For the past half-century, the American artist Michelle Stuart has worked in – and with materials drawn from – the natural landscape. At the centre of her work, Stuart tells Apollo, is the connection between human life and the mysteries of the universe.
The works in this exhibition [‘Michelle Stuart: The Nature of Time’ at Alison Jacques, London] date from the late 1960s to the present day. How does it feel to see all this work in one space?
The first word that came to my mind is gratifying, because there’s a connecting line. I am there, and the mystery that I wanted to express, or I couldn’t help expressing, is there: the confrontation of our outside being and our inside being. It’s not that easy to inject these ideas subtly into a person’s imagination: the mystery of the strata, of time, and the mystery of the cycles.
Do you see your earlier works differently now from when you first made them?
That’s an interesting question. Well, when you look back you’re including other peoples’ comments about the work – it becomes an accumulation of everybody’s ideas and you can’t escape that. The first really good criticism of my work was by the English critic Lawrence Alloway. He came to my studio – I didn’t invite him, he called up and said he’d like to do a studio visit because he’d seen some pieces in a show – while I was preparing for a show at Max Hutchinson’s gallery in the early ’70s. He saw my scrolls, and pointed at one that was slightly different to the scrolls in this show [at Alison Jacques] and asked if I was including it. I said I hadn’t decided yet and he said ‘don’t’. I asked why and he said it was another path. I listened to him and he was right. I got along with him but a lot of people didn’t; he was a difficult man, very upfront.

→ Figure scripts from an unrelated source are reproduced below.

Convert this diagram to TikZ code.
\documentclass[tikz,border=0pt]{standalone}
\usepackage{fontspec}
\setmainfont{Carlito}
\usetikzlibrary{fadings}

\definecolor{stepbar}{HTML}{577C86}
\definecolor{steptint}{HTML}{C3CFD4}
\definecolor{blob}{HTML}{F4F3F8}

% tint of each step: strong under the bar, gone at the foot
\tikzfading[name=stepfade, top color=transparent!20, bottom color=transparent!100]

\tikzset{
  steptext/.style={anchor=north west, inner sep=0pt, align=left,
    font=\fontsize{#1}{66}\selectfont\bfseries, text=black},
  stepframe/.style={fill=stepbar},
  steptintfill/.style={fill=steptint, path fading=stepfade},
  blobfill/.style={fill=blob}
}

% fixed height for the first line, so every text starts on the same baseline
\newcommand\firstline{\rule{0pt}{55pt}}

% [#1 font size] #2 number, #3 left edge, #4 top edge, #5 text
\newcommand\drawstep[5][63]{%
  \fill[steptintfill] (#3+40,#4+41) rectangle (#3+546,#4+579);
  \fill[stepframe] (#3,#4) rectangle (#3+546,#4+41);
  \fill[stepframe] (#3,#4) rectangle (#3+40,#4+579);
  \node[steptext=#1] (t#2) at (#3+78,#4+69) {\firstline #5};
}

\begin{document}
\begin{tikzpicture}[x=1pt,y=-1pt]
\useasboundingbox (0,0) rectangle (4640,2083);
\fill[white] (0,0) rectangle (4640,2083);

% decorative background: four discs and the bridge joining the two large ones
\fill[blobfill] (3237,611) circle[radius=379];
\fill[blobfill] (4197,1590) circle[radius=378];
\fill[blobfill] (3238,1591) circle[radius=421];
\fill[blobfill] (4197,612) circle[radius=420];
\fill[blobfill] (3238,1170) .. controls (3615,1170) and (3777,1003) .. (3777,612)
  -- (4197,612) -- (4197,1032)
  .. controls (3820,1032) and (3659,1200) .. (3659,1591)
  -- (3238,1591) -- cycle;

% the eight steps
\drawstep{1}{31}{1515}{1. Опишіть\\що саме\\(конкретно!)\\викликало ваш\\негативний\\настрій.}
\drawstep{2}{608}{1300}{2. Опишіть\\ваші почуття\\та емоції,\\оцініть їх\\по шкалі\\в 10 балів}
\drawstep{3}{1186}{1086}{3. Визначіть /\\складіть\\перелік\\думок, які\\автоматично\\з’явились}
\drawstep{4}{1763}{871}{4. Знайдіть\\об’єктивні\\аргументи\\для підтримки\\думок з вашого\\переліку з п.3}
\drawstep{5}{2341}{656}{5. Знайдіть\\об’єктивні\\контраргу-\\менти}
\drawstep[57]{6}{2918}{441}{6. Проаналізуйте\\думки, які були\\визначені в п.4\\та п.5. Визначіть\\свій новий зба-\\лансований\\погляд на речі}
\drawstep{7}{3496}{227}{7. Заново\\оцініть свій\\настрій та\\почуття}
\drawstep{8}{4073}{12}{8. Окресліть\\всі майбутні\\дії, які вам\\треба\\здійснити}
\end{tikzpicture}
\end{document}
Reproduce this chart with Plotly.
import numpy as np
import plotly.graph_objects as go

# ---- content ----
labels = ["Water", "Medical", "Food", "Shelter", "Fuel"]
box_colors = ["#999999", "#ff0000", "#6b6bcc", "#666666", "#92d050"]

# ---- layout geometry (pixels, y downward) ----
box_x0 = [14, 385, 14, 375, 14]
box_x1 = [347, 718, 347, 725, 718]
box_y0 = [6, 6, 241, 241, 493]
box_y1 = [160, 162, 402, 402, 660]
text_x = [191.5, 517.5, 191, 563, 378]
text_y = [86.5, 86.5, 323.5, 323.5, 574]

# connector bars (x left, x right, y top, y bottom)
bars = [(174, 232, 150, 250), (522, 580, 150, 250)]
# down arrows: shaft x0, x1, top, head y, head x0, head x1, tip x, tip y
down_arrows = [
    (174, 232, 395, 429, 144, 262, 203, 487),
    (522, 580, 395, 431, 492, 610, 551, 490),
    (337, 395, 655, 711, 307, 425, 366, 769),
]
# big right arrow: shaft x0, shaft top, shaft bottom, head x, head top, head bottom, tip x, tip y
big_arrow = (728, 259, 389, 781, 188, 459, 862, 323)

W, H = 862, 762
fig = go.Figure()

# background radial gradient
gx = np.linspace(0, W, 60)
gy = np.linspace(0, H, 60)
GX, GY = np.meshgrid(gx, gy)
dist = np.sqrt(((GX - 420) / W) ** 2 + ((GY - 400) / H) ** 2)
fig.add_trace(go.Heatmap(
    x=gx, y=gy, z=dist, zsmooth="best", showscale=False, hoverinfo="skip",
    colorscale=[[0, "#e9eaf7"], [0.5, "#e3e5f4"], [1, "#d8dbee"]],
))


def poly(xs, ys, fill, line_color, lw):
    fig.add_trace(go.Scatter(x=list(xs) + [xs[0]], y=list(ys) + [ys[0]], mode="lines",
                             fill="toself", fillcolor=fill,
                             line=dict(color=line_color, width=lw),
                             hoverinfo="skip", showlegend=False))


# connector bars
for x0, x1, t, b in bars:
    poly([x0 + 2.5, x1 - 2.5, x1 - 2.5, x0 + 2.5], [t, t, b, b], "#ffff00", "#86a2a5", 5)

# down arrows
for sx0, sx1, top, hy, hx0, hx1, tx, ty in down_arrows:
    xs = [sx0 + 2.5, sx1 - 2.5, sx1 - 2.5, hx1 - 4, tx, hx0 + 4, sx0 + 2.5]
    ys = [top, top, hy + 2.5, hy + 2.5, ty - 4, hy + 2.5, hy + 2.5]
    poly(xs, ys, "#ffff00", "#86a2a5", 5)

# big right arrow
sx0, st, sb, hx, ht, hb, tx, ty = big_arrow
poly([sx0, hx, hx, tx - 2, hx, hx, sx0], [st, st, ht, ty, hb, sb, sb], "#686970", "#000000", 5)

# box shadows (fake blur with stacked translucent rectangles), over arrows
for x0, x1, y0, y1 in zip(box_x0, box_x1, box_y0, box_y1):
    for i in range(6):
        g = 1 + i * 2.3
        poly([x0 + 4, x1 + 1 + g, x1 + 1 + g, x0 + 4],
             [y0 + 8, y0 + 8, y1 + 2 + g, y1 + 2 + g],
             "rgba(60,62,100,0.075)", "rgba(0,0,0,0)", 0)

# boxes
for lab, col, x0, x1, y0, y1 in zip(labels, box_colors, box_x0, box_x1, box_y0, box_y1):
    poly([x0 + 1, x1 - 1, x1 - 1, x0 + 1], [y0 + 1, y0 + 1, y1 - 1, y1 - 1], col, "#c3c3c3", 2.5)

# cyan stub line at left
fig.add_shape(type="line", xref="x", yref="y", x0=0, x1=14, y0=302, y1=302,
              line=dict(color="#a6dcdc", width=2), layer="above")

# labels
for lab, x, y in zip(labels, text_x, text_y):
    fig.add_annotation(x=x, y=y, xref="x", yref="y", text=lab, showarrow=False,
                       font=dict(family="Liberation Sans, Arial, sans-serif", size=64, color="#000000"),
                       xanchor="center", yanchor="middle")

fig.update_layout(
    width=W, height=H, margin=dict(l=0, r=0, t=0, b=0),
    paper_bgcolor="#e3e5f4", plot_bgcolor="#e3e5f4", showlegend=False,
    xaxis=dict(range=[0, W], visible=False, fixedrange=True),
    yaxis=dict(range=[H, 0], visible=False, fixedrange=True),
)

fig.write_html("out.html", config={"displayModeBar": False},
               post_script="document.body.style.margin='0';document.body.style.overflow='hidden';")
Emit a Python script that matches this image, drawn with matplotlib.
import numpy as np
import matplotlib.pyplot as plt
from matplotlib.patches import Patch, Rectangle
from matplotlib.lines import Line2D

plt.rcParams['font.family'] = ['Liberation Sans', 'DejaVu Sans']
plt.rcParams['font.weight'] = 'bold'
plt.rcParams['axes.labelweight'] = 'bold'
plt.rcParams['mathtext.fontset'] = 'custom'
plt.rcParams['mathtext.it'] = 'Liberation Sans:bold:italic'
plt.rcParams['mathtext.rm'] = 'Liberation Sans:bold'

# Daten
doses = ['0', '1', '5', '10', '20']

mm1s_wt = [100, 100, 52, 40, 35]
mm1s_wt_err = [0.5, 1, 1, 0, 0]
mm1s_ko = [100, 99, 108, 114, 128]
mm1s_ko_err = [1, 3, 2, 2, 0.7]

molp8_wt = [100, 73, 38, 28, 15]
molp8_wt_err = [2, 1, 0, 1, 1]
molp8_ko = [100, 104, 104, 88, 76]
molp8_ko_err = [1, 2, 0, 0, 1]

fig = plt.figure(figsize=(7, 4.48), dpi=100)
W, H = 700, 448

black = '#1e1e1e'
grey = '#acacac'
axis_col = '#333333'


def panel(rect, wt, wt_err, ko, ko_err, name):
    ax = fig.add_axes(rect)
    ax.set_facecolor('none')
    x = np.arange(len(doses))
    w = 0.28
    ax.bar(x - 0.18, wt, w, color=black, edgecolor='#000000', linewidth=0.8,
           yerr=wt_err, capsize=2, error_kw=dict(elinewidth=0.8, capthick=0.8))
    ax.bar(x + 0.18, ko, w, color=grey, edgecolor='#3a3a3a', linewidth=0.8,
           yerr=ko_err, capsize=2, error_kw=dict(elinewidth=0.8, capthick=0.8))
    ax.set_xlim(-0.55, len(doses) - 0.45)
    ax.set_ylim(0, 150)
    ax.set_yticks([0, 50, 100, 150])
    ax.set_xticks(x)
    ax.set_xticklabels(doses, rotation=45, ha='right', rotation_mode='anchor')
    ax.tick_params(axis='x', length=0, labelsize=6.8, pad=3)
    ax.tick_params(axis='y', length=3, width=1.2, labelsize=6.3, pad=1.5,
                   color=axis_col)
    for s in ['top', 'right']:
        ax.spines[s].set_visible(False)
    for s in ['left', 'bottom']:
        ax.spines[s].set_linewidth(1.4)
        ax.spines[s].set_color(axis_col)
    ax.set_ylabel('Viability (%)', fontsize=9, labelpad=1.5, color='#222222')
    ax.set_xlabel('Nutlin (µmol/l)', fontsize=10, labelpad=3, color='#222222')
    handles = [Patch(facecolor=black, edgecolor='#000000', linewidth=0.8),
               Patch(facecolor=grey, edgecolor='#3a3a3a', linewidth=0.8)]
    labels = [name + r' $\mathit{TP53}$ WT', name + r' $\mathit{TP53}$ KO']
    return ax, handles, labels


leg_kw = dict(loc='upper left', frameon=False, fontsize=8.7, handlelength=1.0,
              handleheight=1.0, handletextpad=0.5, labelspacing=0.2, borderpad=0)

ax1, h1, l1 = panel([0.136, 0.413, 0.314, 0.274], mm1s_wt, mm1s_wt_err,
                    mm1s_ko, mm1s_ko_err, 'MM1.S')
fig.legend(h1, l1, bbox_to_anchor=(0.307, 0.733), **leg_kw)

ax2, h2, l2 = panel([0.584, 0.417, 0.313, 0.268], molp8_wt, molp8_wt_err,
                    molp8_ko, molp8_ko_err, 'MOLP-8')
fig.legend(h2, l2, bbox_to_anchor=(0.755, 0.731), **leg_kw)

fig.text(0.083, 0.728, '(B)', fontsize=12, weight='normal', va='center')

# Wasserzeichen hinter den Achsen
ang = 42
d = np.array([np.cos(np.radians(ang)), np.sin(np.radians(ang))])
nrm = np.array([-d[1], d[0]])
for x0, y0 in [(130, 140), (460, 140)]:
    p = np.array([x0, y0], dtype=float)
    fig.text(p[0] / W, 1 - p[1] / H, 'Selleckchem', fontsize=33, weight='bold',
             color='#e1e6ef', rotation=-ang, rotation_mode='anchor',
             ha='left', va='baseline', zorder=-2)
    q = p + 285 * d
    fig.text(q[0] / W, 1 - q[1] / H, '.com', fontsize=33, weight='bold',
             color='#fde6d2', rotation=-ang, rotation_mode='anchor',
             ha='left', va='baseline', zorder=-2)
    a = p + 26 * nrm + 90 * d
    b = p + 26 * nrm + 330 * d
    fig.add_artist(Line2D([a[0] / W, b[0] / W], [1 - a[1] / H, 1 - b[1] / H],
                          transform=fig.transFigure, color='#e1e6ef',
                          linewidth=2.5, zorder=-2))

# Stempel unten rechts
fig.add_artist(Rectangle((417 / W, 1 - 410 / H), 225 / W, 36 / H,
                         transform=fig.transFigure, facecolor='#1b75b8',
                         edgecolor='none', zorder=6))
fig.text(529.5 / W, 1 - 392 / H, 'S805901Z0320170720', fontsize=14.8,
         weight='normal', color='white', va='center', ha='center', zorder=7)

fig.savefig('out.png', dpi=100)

One of the contexts in which your work has long been placed is the birth of land art. Did you feel you were part of this movement at the time?
You know, I’ve never wanted to be a part of anything. Peripherally I was, because I did outdoor works, like the one in Oregon [Stone Alignments/Solstice Cairns (1979)]. I love that piece. It was a wonderful experience actually – with all the outdoor pieces I did, I hope they were as good for the viewers as they were for me, I really liked making them. They weren’t big productions like the guys were doing, they didn’t need great big tractors and things like that. I found that somehow you can say things without becoming a developer!
With Stone Alignments/Solstice Cairns, I had the perfect site chosen and literally the day before I went from New York I got a call saying I couldn’t use the site because there were going to be all these really fragile flowers. I was sent some photos and I found another site, this plateau where I ended up doing the piece, it was a lot rockier, which was perfectly okay. One assistant and I built this whole piece. There were rattlesnakes all over the plateau, but they were very circumspect. We made a deal and we didn’t put a rock or a boulder over a rattlesnake hole. They never bothered us; it was perfect. A funny thing happened: there was a bird’s nest which had appeared on one of the rocks, and the day of the opening the eggs opened, and we were so afraid that the rattlesnakes were going to eat them and so all day we were watching the bird’s nest with the little birds. They fared well, they did okay. It’s funny remembering all this: 1979 was a long time ago. I’ve been back but it’s virtually disappeared – it’s still there but it’s a kind of ruin.
The term ‘earth work’, often used to describe land art, is also the term given to archaeological sites believed to have been built to express cosmological ideas. These appear frequently in your work – in Sacred Solstice Alignment (1981), for instance. What’s the link between your work and these sites?
That’s difficult to answer: I don’t want to just throw something out there. But I do relate profoundly to these sites – it’s very surprising to me that not everybody does. Some of the sites do express abstract cosmological ideas, but they were also rooted in farming practices. My own work is a kind of interpretation of these structures. These days most people don’t have time to know or care about these things, they just have to make a living but luckily that’s my living: to imagine, to revive and make visible this human connection with the universe.
Connection, or contact, is made perhaps most literal in your scrolls, which involve frottage with graphite on sheets pressed against the earth. Some people have taken this technique as a reference to Surrealism. Is it?
It isn’t about Surrealism. Max Ernst wasn’t doing the same thing as me at all – he was rubbing to find figures like birds and to tell a story. I may be telling a story but it’s not the same story. The funny part of it is that I didn’t know Ernst’s rubbings at that point at all. Looking at my ones in retrospect, I think about how obsessive they are.
Finally, I want to ask about a more recent work, Chatham Boat (pink flag) (2017). What was the inspiration behind it?
I do boats, for myself – I don’t usually show them. It’s a hobby of mine. Once in a while people wander in and see one and buy one, or ask to put it in a show, like Alison [Jacques] has done. I love boats; I travelled here on the Mary 2. It’s big but it’s still a boat.
‘Michelle Stuart: The Nature of Time’ is at Alison Jacques, London, until 28 July.